TOKYO -- A South Korean ex-police chief has been arrested in the attempted cover-up of the torture death of a student activist last year, but the nearly fatal torturing of a teen-age suspect last week has raised questions about the extent to which South Korean police have changed their methods despite recent democratization.

Kang Min Chang, 55, former director of the National Police Headquarters, was arrested last weekend for his alleged role in trying to conceal the torture of Park Chong Chul, a student activist whose death one year ago provided the key rallying point for South Korean opposition forces last year.

Kang, charged with negligence in performing his duties, is the highest-ranking law enforcement officer to be arrested in South Korea since 1960, when a police chief was arrested for the brutal suppression of a student revolt.

Kang's arrest, prompted by recent testimony from a doctor who conducted the autopsy of the 21-year-old student's body, peels back a third layer of a cover-up that has been unraveling since Park's death on Jan. 14, 1987.

The Korea Herald editorialized Tuesday that Kang's arrest demonstrates South Korea's commitment to "equality before the law." But the newspaper then noted that a teen-age murder suspect is now in an apparently irreversible coma after being severely beaten by police officers in a police station basement.

"Torture is one of the darkest spots in the tradition of our law enforcement system," the newspaper said. "It has been very slow in dying out despite popular outcries and legal safeguards against it."

South Korea last month elected a new president, Roh Tae Woo, ushering in what officials said would be a new democratic era for a nation long ruled by military-installed, authoritarian governments.
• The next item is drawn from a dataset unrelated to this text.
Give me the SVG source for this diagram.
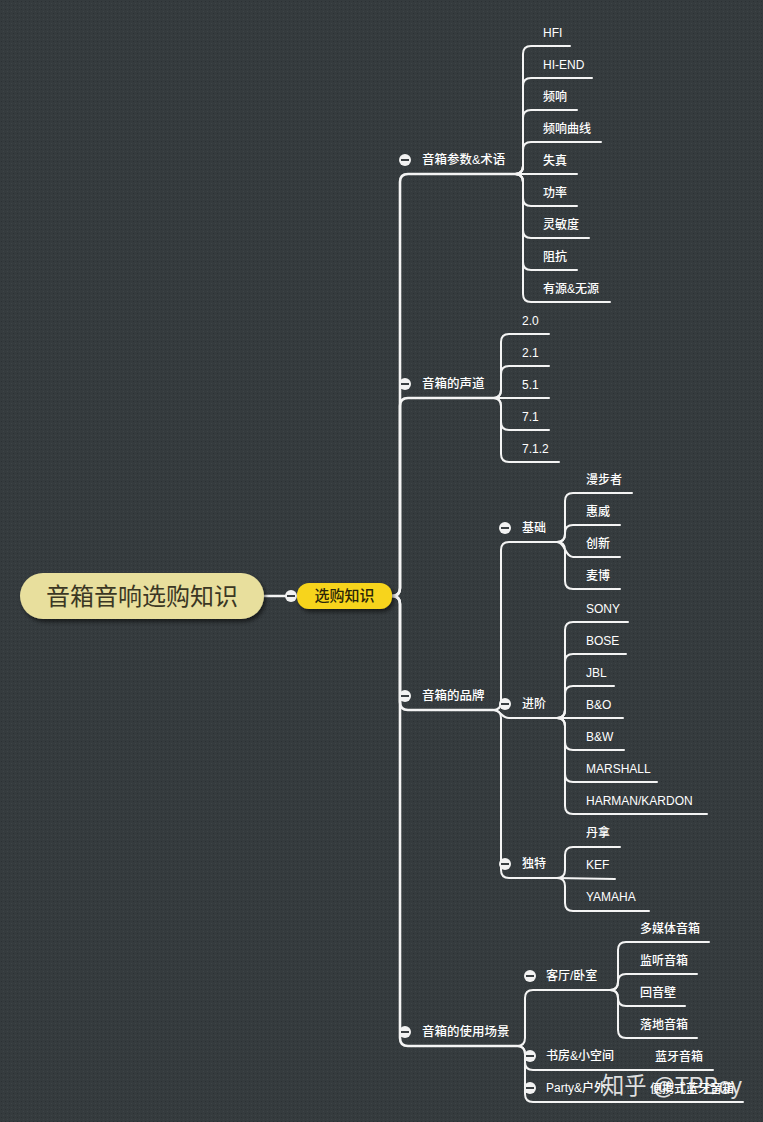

Opposition politicians have said that a key test for Roh, who is leader of the ruling party, will be his commitment to curbing the nation's vast and intrusive law enforcement and intelligence agencies.

South Korean officials have always claimed that torture in the nation's jails is rare. Opposition politicians and outside human rights groups, however, have documented many cases.

In the wake of the latest torture case, the incumbent national police chief, Kwon Pok Kyong, this week directed police across the nation to respect the rights of suspects in custody, "no matter how serious the nature of their alleged crimes."

The latest case involved a 17-year-old identified as Myong No Yol, suspected of raping and murdering a high school girl in December. Myong, his hands and legs tied, was severely beaten over the course of four days, from Jan. 9 to Jan. 12, in the basement of the Suwon police station south of Seoul as police attempted to extract a confession, investigators said.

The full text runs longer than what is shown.